◆ The task: Work out how many lines hold the string "this". The answer is a single number, nothing more.

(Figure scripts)
━━━━━━━━

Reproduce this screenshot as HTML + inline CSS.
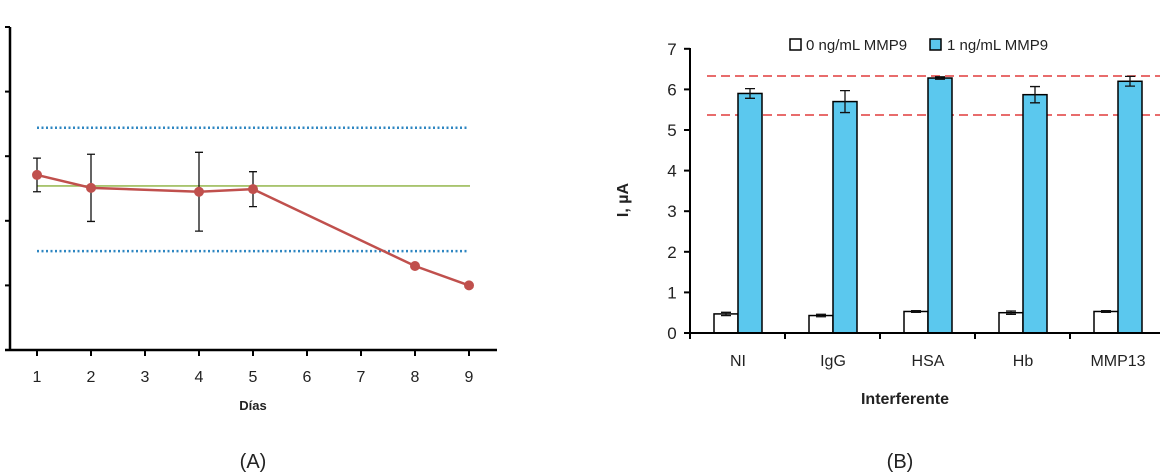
<!DOCTYPE html>
<html><head><meta charset="utf-8"><style>
html,body{margin:0;padding:0;background:#fff;}
svg{display:block;font-family:"Liberation Sans",sans-serif;}
</style></head><body>
<svg id="c" width="1160" height="473" viewBox="0 0 1160 473"></svg>
<script>
// Chart A data
const daysA = [1,2,4,5,8,9];
const valsA = [2.71,2.51,2.45,2.49,1.30,1.00];
const errA = [0.26,0.52,0.61,0.27,0,0];
const xTicksA = [1,2,3,4,5,6,7,8,9];
const yTicksA = [1,2,3,4];
const meanA = 2.54;
const limitsA = [3.44,1.53];
// Chart B data
const catsB = ["NI","IgG","HSA","Hb","MMP13"];
const zeroB = [0.47,0.43,0.53,0.50,0.53];
const zeroErrB = [0.04,0.03,0.02,0.04,0.02];
const oneB = [5.90,5.70,6.28,5.87,6.20];
const oneErrB = [0.12,0.27,0.03,0.20,0.12];
const yTicksB = [0,1,2,3,4,5,6,7];
const refB = [6.33,5.37];

const NS="http://www.w3.org/2000/svg";
const svg=document.getElementById('c');
function mk(tag,attrs,parent){const e=document.createElementNS(NS,tag);for(const k in attrs)e.setAttribute(k,attrs[k]);(parent||svg).appendChild(e);return e;}

// ---- Chart A ----
const xA=d=>37+(d-1)*54;
const yA=v=>350-v*64.6;
const gA=mk('g',{});


let e;
e=mk('line',{x1:10,y1:27,x2:10,y2:351,stroke:'#000','stroke-width':2.5},gA);

e=mk('line',{x1:5,y1:350,x2:497,y2:350,stroke:'#000','stroke-width':2.5},gA);

mk('line',{x1:5,y1:27,x2:10,y2:27,stroke:'#000','stroke-width':2},gA);
yTicksA.forEach(t=>{e=mk('line',{x1:5,y1:yA(t),x2:10,y2:yA(t),stroke:'#000','stroke-width':2},gA);
});
xTicksA.forEach(t=>{e=mk('line',{x1:xA(t),y1:350,x2:xA(t),y2:356,stroke:'#000','stroke-width':2},gA);

e=mk('text',{x:xA(t),y:382,'text-anchor':'middle','font-size':16,fill:'#222'},gA);e.textContent=t;
});
e=mk('line',{x1:37,y1:yA(meanA),x2:470,y2:yA(meanA),stroke:'#9bbb59','stroke-width':1.6},gA);

limitsA.forEach(v=>{e=mk('line',{x1:37,y1:yA(v),x2:469,y2:yA(v),stroke:'#2e86c1','stroke-width':2.5,'stroke-dasharray':'2 2.5'},gA);
});
e=mk('polyline',{points:daysA.map((d,i)=>xA(d)+','+yA(valsA[i])).join(' '),fill:'none',stroke:'#c0504d','stroke-width':2.5},gA);

daysA.forEach((d,i)=>{if(errA[i]>0){const x=xA(d),t=yA(valsA[i]+errA[i]),b=yA(valsA[i]-errA[i]);
e=mk('path',{d:`M${x},${t}V${b}M${x-4},${t}H${x+4}M${x-4},${b}H${x+4}`,stroke:'#111','stroke-width':1.3,fill:'none'},gA);
}
e=mk('circle',{cx:xA(d),cy:yA(valsA[i]),r:5,fill:'#c0504d'},gA);
});
e=mk('text',{x:253,y:410,'text-anchor':'middle','font-size':13,'font-weight':'bold',fill:'#222'},gA);e.textContent='Días';

e=mk('text',{x:253,y:468,'text-anchor':'middle','font-size':20,fill:'#222'},gA);e.textContent='(A)';


// ---- Chart B ----
const yB=v=>333-v*40.6;
const catX=i=>738+i*95;
const gB=mk('g',{});


refB.forEach(v=>{e=mk('line',{x1:707,y1:yB(v),x2:1160,y2:yB(v),stroke:'#e03c3c','stroke-width':1.5,'stroke-dasharray':'9 5'},gB);
});
catsB.forEach((c,i)=>{const cx=catX(i);
e=mk('rect',{x:cx-24,y:yB(zeroB[i]),width:24,height:yB(0)-yB(zeroB[i]),fill:'#fff',stroke:'#000','stroke-width':1.5},gB);

e=mk('rect',{x:cx,y:yB(oneB[i]),width:24,height:yB(0)-yB(oneB[i]),fill:'#5bc8ee',stroke:'#000','stroke-width':1.5},gB);

[[cx-12,zeroB[i],zeroErrB[i]],[cx+12,oneB[i],oneErrB[i]]].forEach(([x,v,er])=>{const t=yB(v+er),b=yB(v-er);
e=mk('path',{d:`M${x},${t}V${b}M${x-5},${t}H${x+5}M${x-5},${b}H${x+5}`,stroke:'#111','stroke-width':1.3,fill:'none'},gB);
});
e=mk('text',{x:cx,y:366,'text-anchor':'middle','font-size':16,fill:'#222'},gB);e.textContent=c;
});
e=mk('line',{x1:690,y1:48,x2:690,y2:334,stroke:'#000','stroke-width':2},gB);

e=mk('line',{x1:684,y1:333,x2:1160,y2:333,stroke:'#000','stroke-width':2},gB);

catsB.forEach((c,i)=>{e=mk('line',{x1:690+i*95,y1:333,x2:690+i*95,y2:339,stroke:'#000','stroke-width':2},gB);
});
yTicksB.forEach(t=>{e=mk('line',{x1:684,y1:yB(t),x2:690,y2:yB(t),stroke:'#000','stroke-width':2},gB);

e=mk('text',{x:672,y:yB(t)+6,'text-anchor':'middle','font-size':17,fill:'#222'},gB);e.textContent=t;
});
e=mk('text',{x:628,y:200,'text-anchor':'middle','font-size':16,'font-weight':'bold',fill:'#222',transform:'rotate(-90 628 200)'},gB);e.textContent='I, µA';

e=mk('text',{x:905,y:404,'text-anchor':'middle','font-size':16,'font-weight':'bold',fill:'#222'},gB);e.textContent='Interferente';

e=mk('rect',{x:790,y:39,width:11,height:11,fill:'#fff',stroke:'#000','stroke-width':1.5},gB);

e=mk('text',{x:806,y:50,'font-size':15,fill:'#222'},gB);e.textContent='0 ng/mL MMP9';

e=mk('rect',{x:930,y:39,width:11,height:11,fill:'#5bc8ee',stroke:'#000','stroke-width':1.5},gB);

e=mk('text',{x:947,y:50,'font-size':15,fill:'#222'},gB);e.textContent='1 ng/mL MMP9';

e=mk('text',{x:900,y:468,'text-anchor':'middle','font-size':20,fill:'#222'},gB);e.textContent='(B)';

</script>
</body></html>
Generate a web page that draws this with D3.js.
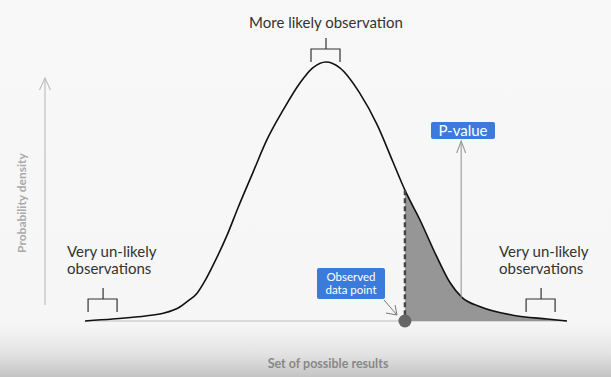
<!DOCTYPE html>
<html>
<head>
<meta charset="utf-8">
<script src="https://cdn.jsdelivr.net/npm/d3@7"></script>
<style>
  html, body { margin: 0; padding: 0; background: #f8f8f8; }
  svg { display: block; font-family: Lato, "Open Sans", sans-serif; }
</style>
</head>
<body>
<div id="chart"></div>
<script>
// Werte (x in "Sigma", y = Dichte)
const curveX = [-4.0, -3.54, -2.97, -2.70, -2.42, -2.29, -2.14, -2.01, -1.87, -1.64, -1.46, -1.21, -0.98, -0.71, -0.43, -0.22, 0,
                0.23, 0.56, 0.85, 1.11, 1.31, 1.56, 1.84, 2.06, 2.26, 2.56, 3.10, 3.67, 4.0];
const curveY = [0, 0.003, 0.008, 0.012, 0.022, 0.031, 0.043, 0.062, 0.087, 0.133, 0.175, 0.230, 0.280, 0.326, 0.368, 0.391, 0.400,
                0.391, 0.352, 0.303, 0.246, 0.202, 0.156, 0.099, 0.059, 0.036, 0.022, 0.009, 0.003, 0];
const observedX = 1.31;
const pValueX = 2.26;
const bracketXs = [-3.70, 0, 3.57];
const labels = {
  top: "More likely observation",
  tails: ["Very un-likely", "observations"],
  observed: ["Observed", "data point"],
  pvalue: "P-value",
  xAxis: "Set of possible results",
  yAxis: "Probability density"
};

const W = 611, H = 377;
const svg = d3.select("#chart").append("svg").attr("width", W).attr("height", H);

// Hintergrund + dunkler Verlauf unten
const defs = svg.append("defs");
const grad = defs.append("linearGradient").attr("id", "fade").attr("x1", 0).attr("x2", 0).attr("y1", 0).attr("y2", 1);
grad.append("stop").attr("offset", "0%").attr("stop-color", "#f8f8f8");
grad.append("stop").attr("offset", "86%").attr("stop-color", "#f6f6f6");
grad.append("stop").attr("offset", "94%").attr("stop-color", "#e2e2e2");
grad.append("stop").attr("offset", "100%").attr("stop-color", "#c4c4c4");
svg.append("rect").attr("width", W).attr("height", H).attr("fill", "url(#fade)");

const x = d3.scaleLinear().domain([-4, 4]).range([85, 567]);
const y = d3.scaleLinear().domain([0, 0.4]).range([321, 62]);

const pts = curveX.map((v, i) => ({ x: v, y: curveY[i] }));

// Basislinie
svg.append("line").attr("x1", x(-4)).attr("x2", x(4)).attr("y1", y(0)).attr("y2", y(0))
  .attr("stroke", "#d0d0d0").attr("stroke-width", 1.5);

// Fläche rechts vom Beobachtungspunkt
const tail = pts.filter(d => d.x >= observedX);
svg.append("path").datum(tail)
  .attr("d", d3.area().x(d => x(d.x)).y0(y(0)).y1(d => y(d.y)).curve(d3.curveMonotoneX))
  .attr("fill", "#969696");

// Glockenkurve
svg.append("path").datum(pts)
  .attr("d", d3.line().x(d => x(d.x)).y(d => y(d.y)).curve(d3.curveMonotoneX))
  .attr("fill", "none").attr("stroke", "#111").attr("stroke-width", 1.6);

// gestrichelte Linie + Punkt
const obsY = curveY[curveX.indexOf(observedX)];
svg.append("line").attr("x1", x(observedX)).attr("x2", x(observedX)).attr("y1", y(obsY)).attr("y2", y(0))
  .attr("stroke", "#444").attr("stroke-width", 2.4).attr("stroke-dasharray", "5,3");
svg.append("circle").attr("cx", x(observedX)).attr("cy", y(0)).attr("r", 6.5).attr("fill", "#666");

// Klammern
function bracket(cx, top) {
  const g = svg.append("g").attr("fill", "none").attr("stroke", "#333").attr("stroke-width", 1.2);
  g.append("path").attr("d",
    `M${cx},${top} V${top + 11} M${cx - 15},${top + 24} V${top + 11} H${cx + 14} V${top + 24}`);
}
bracket(x(bracketXs[0]), 288);
bracket(x(bracketXs[1]), 38);
bracket(x(bracketXs[2]), 288);

// Texte
const txt = (t, px, py, opts = {}) => svg.append("text").attr("x", px).attr("y", py)
  .attr("font-size", opts.size || 15).attr("fill", opts.fill || "#333")
  .attr("font-weight", opts.weight || 400).attr("text-anchor", opts.anchor || "start").text(t);

txt(labels.top, x(0), 28, { anchor: "middle" });
txt(labels.tails[0], 67, 257);
txt(labels.tails[1], 67, 274);
txt(labels.tails[0], 499, 257);
txt(labels.tails[1], 499, 274);

// Y-Achse Pfeil
const ax = svg.append("g").attr("stroke", "#bbb").attr("fill", "none").attr("stroke-width", 1.1);
ax.append("line").attr("x1", 45).attr("x2", 45).attr("y1", 305).attr("y2", 78);
ax.append("path").attr("d", "M39.5,90 L45,78 L50.5,90");
svg.append("text").attr("transform", "translate(26,203) rotate(-90)")
  .attr("text-anchor", "middle").attr("font-size", 12).attr("font-weight", 700).attr("fill", "#aaa")
  .text(labels.yAxis);

// X-Achsen-Beschriftung
txt(labels.xAxis, 328, 368, { anchor: "middle", size: 12.5, weight: 700, fill: "#888" });

// P-Wert Pfeil + Box
const pvY = curveY[curveX.indexOf(pValueX)];
const pa = svg.append("g").attr("stroke", "#999").attr("fill", "none").attr("stroke-width", 1.1);
pa.append("line").attr("x1", x(pValueX) - 1).attr("x2", x(pValueX) - 1).attr("y1", y(pvY)).attr("y2", 141);
pa.append("path").attr("d", `M${x(pValueX) - 5.5},153 L${x(pValueX) - 1},141 L${x(pValueX) + 3.5},153`);
svg.append("rect").attr("x", 431).attr("y", 122).attr("width", 64).attr("height", 17).attr("rx", 2)
  .attr("fill", "#3b7bdb");
txt(labels.pvalue, 463, 136, { anchor: "middle", fill: "#fff", size: 15 });

// Box "Observed data point" + Pfeil
svg.append("rect").attr("x", 317).attr("y", 268).attr("width", 68).attr("height", 31).attr("rx", 2)
  .attr("fill", "#3b7bdb");
txt(labels.observed[0], 351, 281, { anchor: "middle", fill: "#fff", size: 11.5 });
txt(labels.observed[1], 351, 294, { anchor: "middle", fill: "#fff", size: 11.5 });
const oa = svg.append("g").attr("stroke", "#777").attr("fill", "none").attr("stroke-width", 1);
oa.append("line").attr("x1", 384).attr("y1", 300).attr("x2", 397).attr("y2", 315);
oa.append("path").attr("d", "M386,313 L397,315 L395,305");
</script>
</body>
</html>
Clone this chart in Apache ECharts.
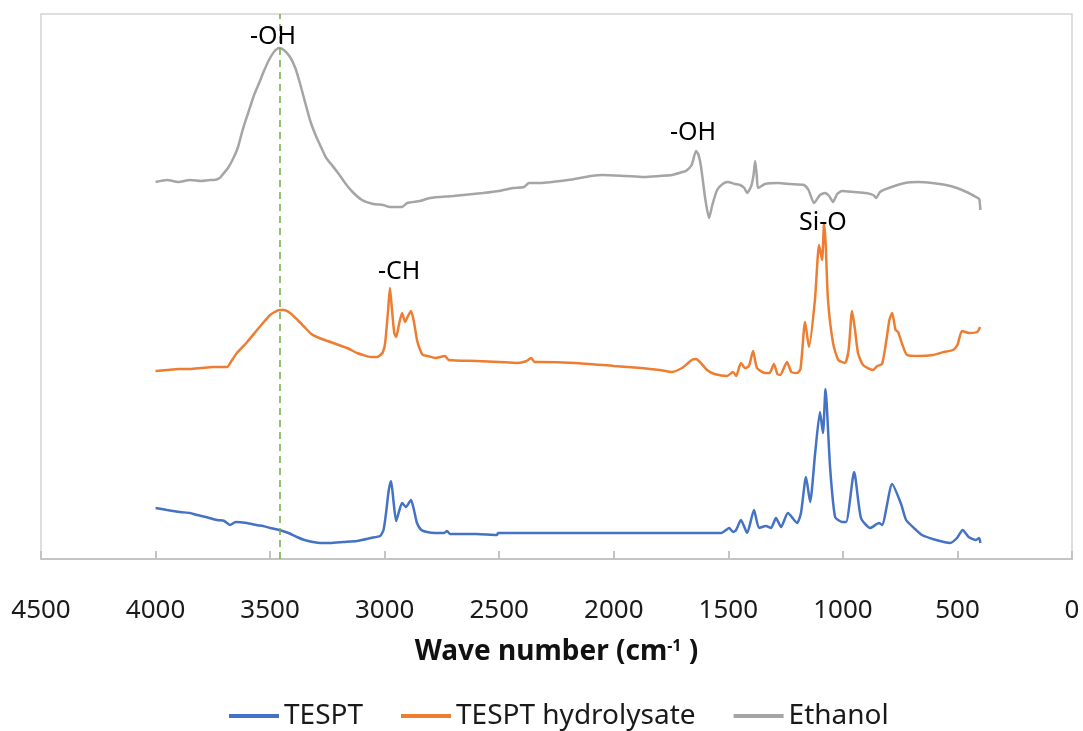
<!DOCTYPE html>
<html lang="en">
<head>
    <meta charset="UTF-8">
    <title>FTIR spectra</title>
    <script src="https://cdnjs.cloudflare.com/ajax/libs/echarts/6.0.0/echarts.min.js"></script>
    <style>
        html, body { margin: 0; padding: 0; background: #fff; }
    </style>
</head>
<body>
    <div id="ech" style="width:1083px;height:731px;"></div>
    <script>
        // wave numbers (cm-1) and relative absorbance
        const tesptWave = [4000, 3950, 3893, 3850, 3819, 3780, 3732, 3700, 3675, 3650, 3601, 3560, 3531, 3500, 3461, 3420, 3383, 3350, 3313, 3280, 3239, 3180, 3121, 3060, 3020, 3005, 2994, 2982, 2972, 2962, 2950, 2938, 2924, 2907, 2885, 2872, 2859, 2840, 2815, 2780, 2740, 2728, 2715, 2600, 2510, 2505, 2400, 2000, 1800, 1600, 1530, 1510, 1497, 1479, 1466, 1445, 1418, 1388, 1366, 1336, 1314, 1292, 1270, 1240, 1200, 1183, 1161, 1143, 1121, 1100, 1087, 1076, 1056, 1034, 1004, 986, 951, 921, 881, 842, 829, 785, 746, 724, 685, 655, 593, 532, 502, 477, 451, 419, 405, 400];
        const tesptAbs = [51, 49, 47, 46, 44, 42, 39, 38, 34, 37, 36, 34, 33, 31, 29, 26, 22, 19, 17, 16, 16, 17, 18, 21, 23, 29, 46, 69, 78, 59, 38, 47, 56, 52, 59, 49, 36, 29, 27, 26, 26, 28, 25, 25, 24, 26, 26, 26, 26, 26, 26, 29, 31, 27, 29, 39, 26, 49, 31, 33, 31, 41, 32, 46, 36, 46, 82, 57, 106, 147, 126, 170, 92, 42, 37, 37, 87, 41, 31, 36, 34, 75, 55, 39, 30, 24, 19, 16, 21, 29, 22, 19, 21, 16];

        const hydroWave = [4000, 3950, 3900, 3850, 3800, 3750, 3700, 3688, 3666, 3645, 3600, 3557, 3520, 3500, 3480, 3461, 3440, 3413, 3380, 3350, 3320, 3295, 3250, 3200, 3164, 3120, 3094, 3060, 3034, 3010, 2998, 2985, 2977, 2968, 2958, 2950, 2938, 2924, 2911, 2898, 2885, 2872, 2859, 2845, 2833, 2811, 2780, 2737, 2720, 2600, 2500, 2422, 2380, 2361, 2345, 2322, 2169, 2000, 1881, 1800, 1746, 1702, 1680, 1660, 1641, 1624, 1593, 1560, 1506, 1480, 1466, 1445, 1427, 1410, 1392, 1375, 1340, 1320, 1301, 1286, 1274, 1244, 1225, 1200, 1185, 1165, 1148, 1122, 1104, 1091, 1082, 1075, 1065, 1043, 1020, 991, 975, 960, 947, 934, 912, 869, 850, 829, 810, 797, 785, 770, 759, 740, 720, 670, 607, 560, 519, 500, 480, 450, 414, 401];
        const hydroAbs = [188, 189, 190, 190, 191, 192, 192, 192, 199, 206, 217, 229, 239, 244, 247, 249, 249, 246, 239, 232, 225, 222, 218, 214, 211, 206, 204, 202, 202, 206, 216, 249, 271, 249, 226, 222, 234, 246, 237, 243, 248, 237, 219, 209, 204, 203, 201, 203, 199, 198, 197, 196, 198, 201, 197, 197, 196, 193, 191, 189, 187, 191, 195, 199, 200, 197, 189, 185, 183, 187, 183, 196, 191, 193, 208, 191, 186, 186, 195, 185, 184, 197, 187, 186, 190, 237, 212, 259, 314, 299, 336, 314, 259, 216, 199, 196, 209, 248, 229, 206, 194, 189, 193, 195, 219, 239, 246, 229, 227, 214, 204, 203, 204, 207, 209, 214, 228, 226, 227, 232];

        const ethWave = [4000, 3950, 3900, 3850, 3800, 3762, 3745, 3720, 3705, 3684, 3660, 3640, 3620, 3596, 3570, 3548, 3525, 3505, 3480, 3461, 3440, 3413, 3390, 3370, 3350, 3326, 3300, 3278, 3255, 3234, 3200, 3173, 3140, 3099, 3050, 3007, 2977, 2946, 2924, 2902, 2846, 2802, 2700, 2571, 2500, 2440, 2392, 2370, 2322, 2200, 2100, 2049, 1950, 1868, 1800, 1746, 1700, 1685, 1660, 1641, 1630, 1619, 1600, 1584, 1570, 1549, 1525, 1503, 1470, 1449, 1430, 1418, 1400, 1390, 1383, 1376, 1370, 1340, 1283, 1230, 1170, 1150, 1126, 1100, 1078, 1060, 1043, 1025, 1004, 950, 900, 868, 855, 838, 800, 729, 670, 611, 550, 502, 460, 419, 405, 400];
        const ethAbs = [377, 379, 377, 379, 378, 379, 379, 381, 385, 391, 401, 412, 429, 446, 464, 476, 489, 499, 508, 511, 509, 502, 491, 476, 459, 439, 423, 412, 401, 395, 385, 376, 367, 359, 355, 354, 352, 352, 352, 356, 358, 361, 363, 366, 368, 371, 372, 376, 376, 379, 383, 384, 383, 382, 383, 384, 387, 388, 394, 408, 404, 392, 359, 341, 354, 369, 375, 377, 375, 374, 371, 366, 373, 384, 398, 384, 371, 375, 376, 375, 374, 369, 356, 364, 366, 363, 357, 365, 368, 367, 366, 364, 361, 367, 371, 376, 377, 376, 374, 371, 367, 362, 360, 349];

        // peak annotations (data coordinates)
        const peakText = ['-OH', '-OH', '-CH', 'Si-O'];
        const peakWave = [3487, 1654, 2937, 1087];
        const peakLevel = [522, 426, 287, 336];
        const ohLine = 3460;

        const xTicks = [0, 500, 1000, 1500, 2000, 2500, 3000, 3500, 4000, 4500];

        function pairs(xs, ys) {
            return xs.map((x, i) => [x, ys[i]]);
        }
        function peaks(idx) {
            return idx.map(i => ({ name: peakText[i], coord: [peakWave[i], peakLevel[i]] }));
        }

        const font = '"Noto Sans", "DejaVu Sans", sans-serif';
        let my_echart = echarts.init(document.getElementById('ech'));
        let peakLabel = { show: true, position: 'inside', formatter: '{b}', fontSize: 25, color: '#000', fontFamily: font };
        let option = {
            animation: false,
            textStyle: { fontFamily: font },
            grid: {
                left: 41, right: 11, top: 14, bottom: 172,
                show: true, borderColor: '#d4d4d4', borderWidth: 1.5
            },
            legend: {
                left: 224, top: 697,
                icon: 'rect', itemWidth: 50, itemHeight: 4, itemGap: 38,
                textStyle: { fontSize: 28, color: '#1a1a1a', fontFamily: font },
                data: ['TESPT', 'TESPT hydrolysate', 'Ethanol']
            },
            xAxis: {
                type: 'value',
                inverse: true,
                min: xTicks[0], max: xTicks[xTicks.length - 1], interval: 500,
                name: 'Wave number (cm{sup|-1} )',
                nameLocation: 'middle',
                nameGap: 79,
                nameTextStyle: {
                    fontSize: 28, fontWeight: 'bold', color: '#111', fontFamily: font,
                    rich: { sup: { fontSize: 16, fontWeight: 'bold', verticalAlign: 'top', color: '#111', fontFamily: font } }
                },
                axisLine: { lineStyle: { color: '#c4c4c4', width: 2 } },
                axisTick: { inside: true, length: 8, lineStyle: { color: '#c4c4c4', width: 2 } },
                axisLabel: {
                    margin: 39, fontSize: 26, color: '#1a1a1a', fontFamily: font,
                    formatter: v => String(v)
                },
                splitLine: { show: false }
            },
            yAxis: {
                type: 'value', min: 0, max: 545,
                show: false
            },
            series: [{
                name: 'TESPT',
                type: 'line',
                data: pairs(tesptWave, tesptAbs),
                showSymbol: false,
                smooth: 0.2,
                color: '#4472C4',
                lineStyle: { width: 2.5 },
                z: 3
            }, {
                name: 'TESPT hydrolysate',
                type: 'line',
                data: pairs(hydroWave, hydroAbs),
                showSymbol: false,
                smooth: 0.2,
                color: '#ED7D31',
                lineStyle: { width: 2.5 },
                z: 3,
                markPoint: {
                    symbol: 'rect', symbolSize: 1,
                    itemStyle: { color: 'transparent' },
                    label: peakLabel,
                    data: peaks([2, 3])
                }
            }, {
                name: 'Ethanol',
                type: 'line',
                data: pairs(ethWave, ethAbs),
                showSymbol: false,
                smooth: 0.2,
                color: '#A5A5A5',
                lineStyle: { width: 2.5 },
                z: 3,
                markPoint: {
                    symbol: 'rect', symbolSize: 1,
                    itemStyle: { color: 'transparent' },
                    label: peakLabel,
                    data: peaks([0, 1])
                },
                markLine: {
                    silent: true,
                    symbol: 'none',
                    label: { show: false },
                    lineStyle: { color: '#70AD47', type: [7, 5], width: 1.5 },
                    data: [{ xAxis: ohLine }]
                }
            }]
        };

        my_echart.setOption(option);
    </script>
</body>
</html>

━━━━━━━━

◆ Correct answer: 3